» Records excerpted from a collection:
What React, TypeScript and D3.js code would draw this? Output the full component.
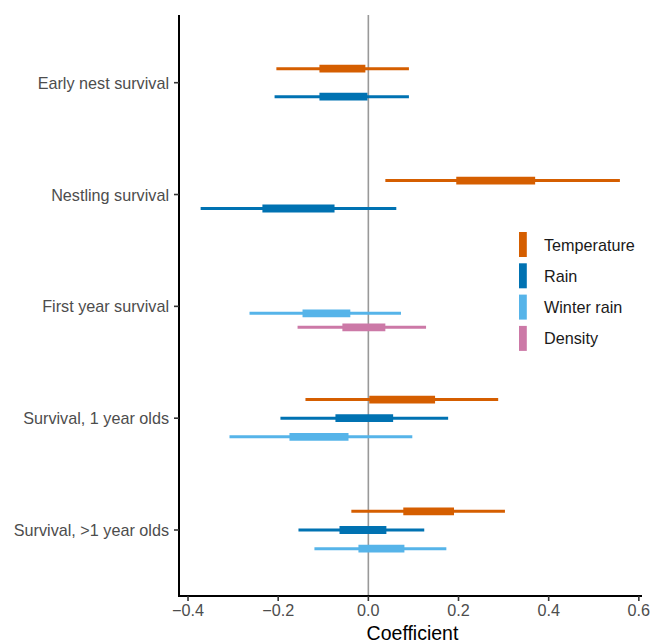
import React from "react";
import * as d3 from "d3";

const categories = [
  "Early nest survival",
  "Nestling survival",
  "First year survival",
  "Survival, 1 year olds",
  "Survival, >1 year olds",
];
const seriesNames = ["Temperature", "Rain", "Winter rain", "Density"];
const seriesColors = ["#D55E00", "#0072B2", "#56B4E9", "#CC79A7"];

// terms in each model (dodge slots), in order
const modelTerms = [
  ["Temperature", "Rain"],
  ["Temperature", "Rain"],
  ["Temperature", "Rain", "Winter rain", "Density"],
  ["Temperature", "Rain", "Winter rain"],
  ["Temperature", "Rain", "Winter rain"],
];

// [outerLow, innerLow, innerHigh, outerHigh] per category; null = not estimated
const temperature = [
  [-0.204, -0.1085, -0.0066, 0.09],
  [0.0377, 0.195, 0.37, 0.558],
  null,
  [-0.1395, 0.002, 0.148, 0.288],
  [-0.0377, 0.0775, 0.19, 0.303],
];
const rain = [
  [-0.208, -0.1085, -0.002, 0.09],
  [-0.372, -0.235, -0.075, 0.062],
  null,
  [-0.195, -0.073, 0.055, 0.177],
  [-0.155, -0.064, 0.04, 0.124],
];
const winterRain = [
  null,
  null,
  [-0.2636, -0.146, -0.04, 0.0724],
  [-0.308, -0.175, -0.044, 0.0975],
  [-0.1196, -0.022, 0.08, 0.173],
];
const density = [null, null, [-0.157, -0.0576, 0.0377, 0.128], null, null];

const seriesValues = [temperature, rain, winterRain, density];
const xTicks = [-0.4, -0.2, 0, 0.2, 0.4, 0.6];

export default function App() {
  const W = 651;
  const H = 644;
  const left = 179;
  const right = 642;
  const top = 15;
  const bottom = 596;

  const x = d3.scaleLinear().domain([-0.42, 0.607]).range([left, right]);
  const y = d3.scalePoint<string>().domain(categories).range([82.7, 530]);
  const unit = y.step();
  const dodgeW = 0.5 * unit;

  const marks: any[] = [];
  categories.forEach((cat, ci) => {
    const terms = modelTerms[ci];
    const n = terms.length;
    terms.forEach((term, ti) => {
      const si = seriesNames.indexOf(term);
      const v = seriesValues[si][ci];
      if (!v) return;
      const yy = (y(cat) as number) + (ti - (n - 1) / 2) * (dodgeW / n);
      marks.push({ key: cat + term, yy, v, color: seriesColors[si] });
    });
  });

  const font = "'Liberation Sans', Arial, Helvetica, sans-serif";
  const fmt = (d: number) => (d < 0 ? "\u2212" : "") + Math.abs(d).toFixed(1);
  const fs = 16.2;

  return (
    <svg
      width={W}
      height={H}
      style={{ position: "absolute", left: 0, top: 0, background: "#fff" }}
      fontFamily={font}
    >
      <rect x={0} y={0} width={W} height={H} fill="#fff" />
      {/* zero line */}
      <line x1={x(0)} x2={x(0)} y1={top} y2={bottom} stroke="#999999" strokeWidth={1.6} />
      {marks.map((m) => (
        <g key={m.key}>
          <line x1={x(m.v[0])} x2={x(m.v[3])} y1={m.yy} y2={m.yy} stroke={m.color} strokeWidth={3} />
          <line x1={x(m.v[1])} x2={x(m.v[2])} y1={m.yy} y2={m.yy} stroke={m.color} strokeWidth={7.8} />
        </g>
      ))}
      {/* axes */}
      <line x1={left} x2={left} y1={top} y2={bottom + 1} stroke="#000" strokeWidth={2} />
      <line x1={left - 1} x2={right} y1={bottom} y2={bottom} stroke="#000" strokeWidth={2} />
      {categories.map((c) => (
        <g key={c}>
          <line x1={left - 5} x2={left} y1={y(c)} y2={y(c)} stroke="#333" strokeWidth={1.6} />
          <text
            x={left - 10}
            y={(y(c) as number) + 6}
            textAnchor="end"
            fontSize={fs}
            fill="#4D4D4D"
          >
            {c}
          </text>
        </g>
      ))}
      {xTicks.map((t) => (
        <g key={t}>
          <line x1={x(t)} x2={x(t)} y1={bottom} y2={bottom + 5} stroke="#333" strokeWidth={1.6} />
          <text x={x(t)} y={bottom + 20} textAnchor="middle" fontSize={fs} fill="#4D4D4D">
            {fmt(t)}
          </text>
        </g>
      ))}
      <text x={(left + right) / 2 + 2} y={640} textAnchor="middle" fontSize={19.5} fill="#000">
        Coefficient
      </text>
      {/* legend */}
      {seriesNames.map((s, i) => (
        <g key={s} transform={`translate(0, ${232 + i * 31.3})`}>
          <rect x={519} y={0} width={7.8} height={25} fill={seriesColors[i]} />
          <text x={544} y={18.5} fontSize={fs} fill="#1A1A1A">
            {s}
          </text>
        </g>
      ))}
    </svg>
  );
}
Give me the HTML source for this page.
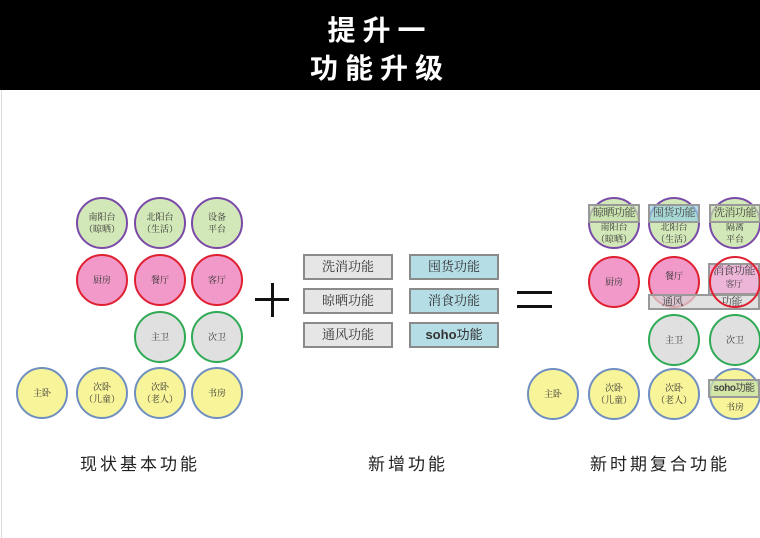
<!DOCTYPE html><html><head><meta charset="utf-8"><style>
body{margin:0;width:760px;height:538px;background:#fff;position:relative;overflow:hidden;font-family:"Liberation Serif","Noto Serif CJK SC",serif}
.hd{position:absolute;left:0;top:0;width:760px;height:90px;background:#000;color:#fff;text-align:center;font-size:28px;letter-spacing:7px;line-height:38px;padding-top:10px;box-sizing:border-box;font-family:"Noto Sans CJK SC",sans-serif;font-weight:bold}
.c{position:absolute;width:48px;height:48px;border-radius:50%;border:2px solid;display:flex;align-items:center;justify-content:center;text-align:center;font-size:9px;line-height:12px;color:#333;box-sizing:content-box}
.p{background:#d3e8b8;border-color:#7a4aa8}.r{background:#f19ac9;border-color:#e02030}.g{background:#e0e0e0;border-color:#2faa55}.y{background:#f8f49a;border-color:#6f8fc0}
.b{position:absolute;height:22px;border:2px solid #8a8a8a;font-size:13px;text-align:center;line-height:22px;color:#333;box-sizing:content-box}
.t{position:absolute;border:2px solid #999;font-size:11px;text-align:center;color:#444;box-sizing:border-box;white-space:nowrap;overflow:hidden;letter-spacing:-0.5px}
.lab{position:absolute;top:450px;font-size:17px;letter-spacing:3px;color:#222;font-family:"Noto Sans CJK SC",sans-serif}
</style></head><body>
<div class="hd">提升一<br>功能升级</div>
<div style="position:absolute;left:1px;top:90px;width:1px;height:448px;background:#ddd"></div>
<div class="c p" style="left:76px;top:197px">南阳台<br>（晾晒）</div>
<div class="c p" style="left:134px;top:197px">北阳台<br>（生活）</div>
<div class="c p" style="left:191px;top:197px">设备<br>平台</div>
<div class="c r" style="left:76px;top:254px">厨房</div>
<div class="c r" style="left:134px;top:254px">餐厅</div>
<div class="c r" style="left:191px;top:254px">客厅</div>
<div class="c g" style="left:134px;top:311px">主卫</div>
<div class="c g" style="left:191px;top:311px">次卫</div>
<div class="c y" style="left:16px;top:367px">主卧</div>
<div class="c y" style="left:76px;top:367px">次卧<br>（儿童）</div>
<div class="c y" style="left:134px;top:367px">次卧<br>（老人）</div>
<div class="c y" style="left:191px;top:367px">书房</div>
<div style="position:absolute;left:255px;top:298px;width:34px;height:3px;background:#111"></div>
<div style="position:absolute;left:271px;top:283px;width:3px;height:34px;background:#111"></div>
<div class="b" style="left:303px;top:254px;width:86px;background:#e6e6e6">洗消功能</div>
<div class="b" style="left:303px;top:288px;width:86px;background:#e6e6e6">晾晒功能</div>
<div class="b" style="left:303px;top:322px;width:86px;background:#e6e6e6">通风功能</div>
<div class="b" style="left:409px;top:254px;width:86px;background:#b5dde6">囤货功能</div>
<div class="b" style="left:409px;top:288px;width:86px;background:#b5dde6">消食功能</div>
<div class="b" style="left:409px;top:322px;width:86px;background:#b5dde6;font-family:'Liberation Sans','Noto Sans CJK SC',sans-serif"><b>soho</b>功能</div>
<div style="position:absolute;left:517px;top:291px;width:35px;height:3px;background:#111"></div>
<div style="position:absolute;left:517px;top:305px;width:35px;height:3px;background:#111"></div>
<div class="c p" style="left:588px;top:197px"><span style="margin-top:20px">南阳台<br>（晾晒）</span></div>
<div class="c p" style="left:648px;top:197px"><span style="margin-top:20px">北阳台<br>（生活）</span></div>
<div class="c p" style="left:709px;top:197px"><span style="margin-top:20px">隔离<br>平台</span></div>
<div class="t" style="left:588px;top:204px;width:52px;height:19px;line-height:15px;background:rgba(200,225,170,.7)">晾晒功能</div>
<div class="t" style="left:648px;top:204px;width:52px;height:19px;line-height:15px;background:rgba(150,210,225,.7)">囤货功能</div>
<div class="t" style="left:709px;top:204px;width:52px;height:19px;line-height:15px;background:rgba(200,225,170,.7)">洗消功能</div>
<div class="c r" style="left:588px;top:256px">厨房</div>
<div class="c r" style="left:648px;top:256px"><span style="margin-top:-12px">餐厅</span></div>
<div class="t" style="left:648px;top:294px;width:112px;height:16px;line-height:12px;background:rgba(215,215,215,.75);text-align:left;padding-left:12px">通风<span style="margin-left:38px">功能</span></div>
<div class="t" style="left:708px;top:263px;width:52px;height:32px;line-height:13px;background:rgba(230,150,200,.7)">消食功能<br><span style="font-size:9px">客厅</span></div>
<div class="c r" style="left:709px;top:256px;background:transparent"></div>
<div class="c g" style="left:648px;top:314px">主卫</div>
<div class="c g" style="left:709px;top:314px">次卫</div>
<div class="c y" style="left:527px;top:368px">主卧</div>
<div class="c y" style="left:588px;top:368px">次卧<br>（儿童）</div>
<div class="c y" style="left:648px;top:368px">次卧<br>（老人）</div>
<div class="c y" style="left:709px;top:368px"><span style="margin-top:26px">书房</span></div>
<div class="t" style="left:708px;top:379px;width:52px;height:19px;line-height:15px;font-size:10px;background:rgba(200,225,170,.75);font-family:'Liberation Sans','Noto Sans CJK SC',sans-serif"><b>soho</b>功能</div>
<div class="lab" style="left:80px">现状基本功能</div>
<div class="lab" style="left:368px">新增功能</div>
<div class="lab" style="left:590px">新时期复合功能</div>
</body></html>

» Problem requirements: Which lines hold the word "this"? Return all of them from the records above.

» Solved problem:
What React, TypeScript and D3.js code would draw this? Output the full component.
Give me the HTML source for this page.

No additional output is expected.